> _THE EXERCISE_
Output the first line of the listing and each line after it, up to and including the line that contains "import pandas as pd", exactly as written, minus the pictures.
══════
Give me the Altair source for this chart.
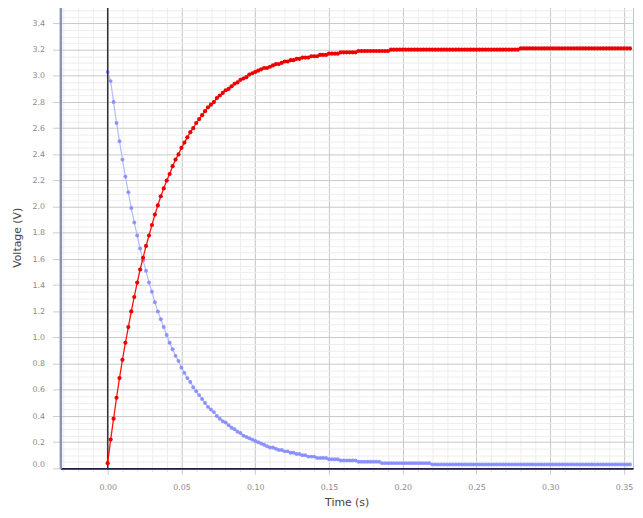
import altair as alt
import pandas as pd

# Sampled voltages (V), one sample every 0.002 s starting at t = 0
red = [
    0.04, 0.22, 0.38, 0.54, 0.69, 0.83, 0.96, 1.08, 1.20, 1.31,
    1.42, 1.52, 1.61, 1.70, 1.78, 1.86, 1.94, 2.01, 2.08, 2.14,
    2.20, 2.25, 2.31, 2.36, 2.40, 2.45, 2.49, 2.53, 2.57, 2.60,
    2.64, 2.67, 2.70, 2.73, 2.76, 2.78, 2.80, 2.83, 2.85, 2.87,
    2.89, 2.90, 2.92, 2.94, 2.95, 2.97, 2.98, 2.99, 3.01, 3.02,
    3.03, 3.04, 3.05, 3.06, 3.06, 3.07, 3.08, 3.09, 3.09, 3.10,
    3.11, 3.11, 3.12, 3.12, 3.13, 3.13, 3.14, 3.14, 3.14, 3.15,
    3.15, 3.15, 3.16, 3.16, 3.16, 3.17, 3.17, 3.17, 3.17, 3.18,
    3.18, 3.18, 3.18, 3.18, 3.18, 3.19, 3.19, 3.19, 3.19, 3.19,
    3.19, 3.19, 3.19, 3.19, 3.19, 3.19, 3.20, 3.20, 3.20, 3.20,
    3.20, 3.20, 3.20, 3.20, 3.20, 3.20, 3.20, 3.20, 3.20, 3.20,
    3.20, 3.20, 3.20, 3.20, 3.20, 3.20, 3.20, 3.20, 3.20, 3.20,
    3.20, 3.20, 3.20, 3.20, 3.20, 3.20, 3.20, 3.20, 3.20, 3.20,
    3.20, 3.20, 3.20, 3.20, 3.20, 3.20, 3.20, 3.20, 3.20, 3.20,
    3.21, 3.21, 3.21, 3.21, 3.21, 3.21, 3.21, 3.21, 3.21, 3.21,
    3.21, 3.21, 3.21, 3.21, 3.21, 3.21, 3.21, 3.21, 3.21, 3.21,
    3.21, 3.21, 3.21, 3.21, 3.21, 3.21, 3.21, 3.21, 3.21, 3.21,
    3.21, 3.21, 3.21, 3.21, 3.21, 3.21, 3.21, 3.21,
]

blue = [
    3.03, 2.96, 2.80, 2.64, 2.50, 2.36, 2.23, 2.11, 1.99, 1.88,
    1.78, 1.68, 1.59, 1.51, 1.42, 1.35, 1.27, 1.20, 1.14, 1.08,
    1.02, 0.96, 0.91, 0.86, 0.82, 0.77, 0.73, 0.69, 0.66, 0.62,
    0.59, 0.56, 0.53, 0.50, 0.47, 0.45, 0.43, 0.40, 0.38, 0.36,
    0.35, 0.33, 0.31, 0.30, 0.28, 0.27, 0.25, 0.24, 0.23, 0.22,
    0.21, 0.20, 0.19, 0.18, 0.17, 0.16, 0.16, 0.15, 0.14, 0.14,
    0.13, 0.13, 0.12, 0.12, 0.11, 0.11, 0.10, 0.10, 0.09, 0.09,
    0.09, 0.08, 0.08, 0.08, 0.08, 0.07, 0.07, 0.07, 0.07, 0.06,
    0.06, 0.06, 0.06, 0.06, 0.06, 0.05, 0.05, 0.05, 0.05, 0.05,
    0.05, 0.05, 0.05, 0.04, 0.04, 0.04, 0.04, 0.04, 0.04, 0.04,
    0.04, 0.04, 0.04, 0.04, 0.04, 0.04, 0.04, 0.04, 0.04, 0.04,
    0.03, 0.03, 0.03, 0.03, 0.03, 0.03, 0.03, 0.03, 0.03, 0.03,
    0.03, 0.03, 0.03, 0.03, 0.03, 0.03, 0.03, 0.03, 0.03, 0.03,
    0.03, 0.03, 0.03, 0.03, 0.03, 0.03, 0.03, 0.03, 0.03, 0.03,
    0.03, 0.03, 0.03, 0.03, 0.03, 0.03, 0.03, 0.03, 0.03, 0.03,
    0.03, 0.03, 0.03, 0.03, 0.03, 0.03, 0.03, 0.03, 0.03, 0.03,
    0.03, 0.03, 0.03, 0.03, 0.03, 0.03, 0.03, 0.03, 0.03, 0.03,
    0.03, 0.03, 0.03, 0.03, 0.03, 0.03, 0.03, 0.03,
]

SAMPLE_DT = 0.002
times = [round(i * SAMPLE_DT, 3) for i in range(len(red))]

x_major = [0.00, 0.05, 0.10, 0.15, 0.20, 0.25, 0.30, 0.35]
x_minor = [-0.03, -0.02, -0.01, 0.00, 0.01, 0.02, 0.03, 0.04, 0.05, 0.06,
           0.07, 0.08, 0.09, 0.10, 0.11, 0.12, 0.13, 0.14, 0.15, 0.16,
           0.17, 0.18, 0.19, 0.20, 0.21, 0.22, 0.23, 0.24, 0.25, 0.26,
           0.27, 0.28, 0.29, 0.30, 0.31, 0.32, 0.33, 0.34, 0.35]
y_major = [0.0, 0.2, 0.4, 0.6, 0.8, 1.0, 1.2, 1.4, 1.6, 1.8,
           2.0, 2.2, 2.4, 2.6, 2.8, 3.0, 3.2, 3.4]
y_minor = [0.05, 0.10, 0.15, 0.25, 0.30, 0.35, 0.45, 0.50, 0.55,
           0.65, 0.70, 0.75, 0.85, 0.90, 0.95, 1.05, 1.10, 1.15,
           1.25, 1.30, 1.35, 1.45, 1.50, 1.55, 1.65, 1.70, 1.75,
           1.85, 1.90, 1.95, 2.05, 2.10, 2.15, 2.25, 2.30, 2.35,
           2.45, 2.50, 2.55, 2.65, 2.70, 2.75, 2.85, 2.90, 2.95,
           3.05, 3.10, 3.15, 3.25, 3.30, 3.35, 3.45, 3.50]

df_red = pd.DataFrame({"t": times, "v": red})
df_blue = pd.DataFrame({"t": times, "v": blue})
df_zero = pd.DataFrame({"t": [0.0]})

xscale = alt.Scale(domain=[-0.0321, 0.3561], nice=False, zero=False)
yscale = alt.Scale(domain=[0, 3.532], nice=False, zero=False)

FONT = "DejaVu Sans"

minor_x_axis = alt.Axis(values=x_minor, grid=True, gridColor="#ededed", gridWidth=1,
                        labels=False, ticks=True, tickSize=3, tickColor="#dddddd",
                        domain=False, title=None, orient="bottom")
minor_y_axis = alt.Axis(values=y_minor, grid=True, gridColor="#ededed", gridWidth=1,
                        labels=False, ticks=False, domain=False, title=None, orient="left")

major_x_axis = alt.Axis(values=x_major, grid=True, gridColor="#c8c8c8", gridWidth=1,
                        format=".2f", labelFont=FONT, labelFontSize=8, labelColor="#888888",
                        labelPadding=9, ticks=True, tickSize=6, tickColor="#cccccc",
                        domain=True, domainColor="#1e1e4a", domainWidth=2,
                        title="Time (s)", titleFont=FONT, titleFontSize=11,
                        titleFontWeight="normal", titleColor="#444444",
                        titleY=35, titleBaseline="middle", orient="bottom")
major_y_axis = alt.Axis(values=y_major, grid=True, gridColor="#c8c8c8", gridWidth=1,
                        format=".1f", labelFont=FONT, labelFontSize=8, labelColor="#888888",
                        labelPadding=8, labelFlush=True, ticks=True, tickSize=8,
                        tickColor="#cccccc", domain=True, domainColor="#8a94b4",
                        domainWidth=2.5, title="Voltage (V)", titleFont=FONT,
                        titleFontSize=11, titleFontWeight="normal", titleColor="#444444",
                        titleX=-43, titleY=234, titleAngle=-90, titleAlign="center",
                        titleBaseline="middle", orient="left")

minor_layer = alt.Chart(df_blue).mark_line(opacity=0).encode(
    x=alt.X("t:Q", scale=xscale, axis=minor_x_axis),
    y=alt.Y("v:Q", scale=yscale, axis=minor_y_axis),
)

blue_line = alt.Chart(df_blue).mark_line(color="#b4baff", strokeWidth=1.2).encode(
    x=alt.X("t:Q", scale=xscale, axis=major_x_axis),
    y=alt.Y("v:Q", scale=yscale, axis=major_y_axis),
)

blue_pts = alt.Chart(df_blue).mark_circle(color="#7f87ff", opacity=0.85, size=16).encode(
    x=alt.X("t:Q", scale=xscale, axis=None),
    y=alt.Y("v:Q", scale=yscale, axis=None),
)

zero_rule = alt.Chart(df_zero).mark_rule(color="#333333", strokeWidth=1.5).encode(
    x=alt.X("t:Q", scale=xscale, axis=None),
)

red_line = alt.Chart(df_red).mark_line(color="#ff1010", strokeWidth=1.3).encode(
    x=alt.X("t:Q", scale=xscale, axis=None),
    y=alt.Y("v:Q", scale=yscale, axis=None),
)

red_pts = alt.Chart(df_red).mark_circle(color="#ee0000", opacity=1, size=18).encode(
    x=alt.X("t:Q", scale=xscale, axis=None),
    y=alt.Y("v:Q", scale=yscale, axis=None),
)

chart = alt.layer(
    minor_layer, blue_line, blue_pts, zero_rule, red_line, red_pts
).resolve_axis(
    x="independent", y="independent"
).properties(
    width=580,
    height=468,
    autosize=alt.AutoSizeParams(type="none"),
    padding={"left": 53, "top": -5, "right": 2, "bottom": 47},
    background="white",
).configure_view(
    stroke="#b4c0ee", strokeWidth=1
)

chart.save("out.html", embed_options={"renderer": "svg", "actions": False})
══════
> _RESPONSE TO THIS EXERCISE_
Give me the Altair source for this chart.
import altair as alt
import pandas as pd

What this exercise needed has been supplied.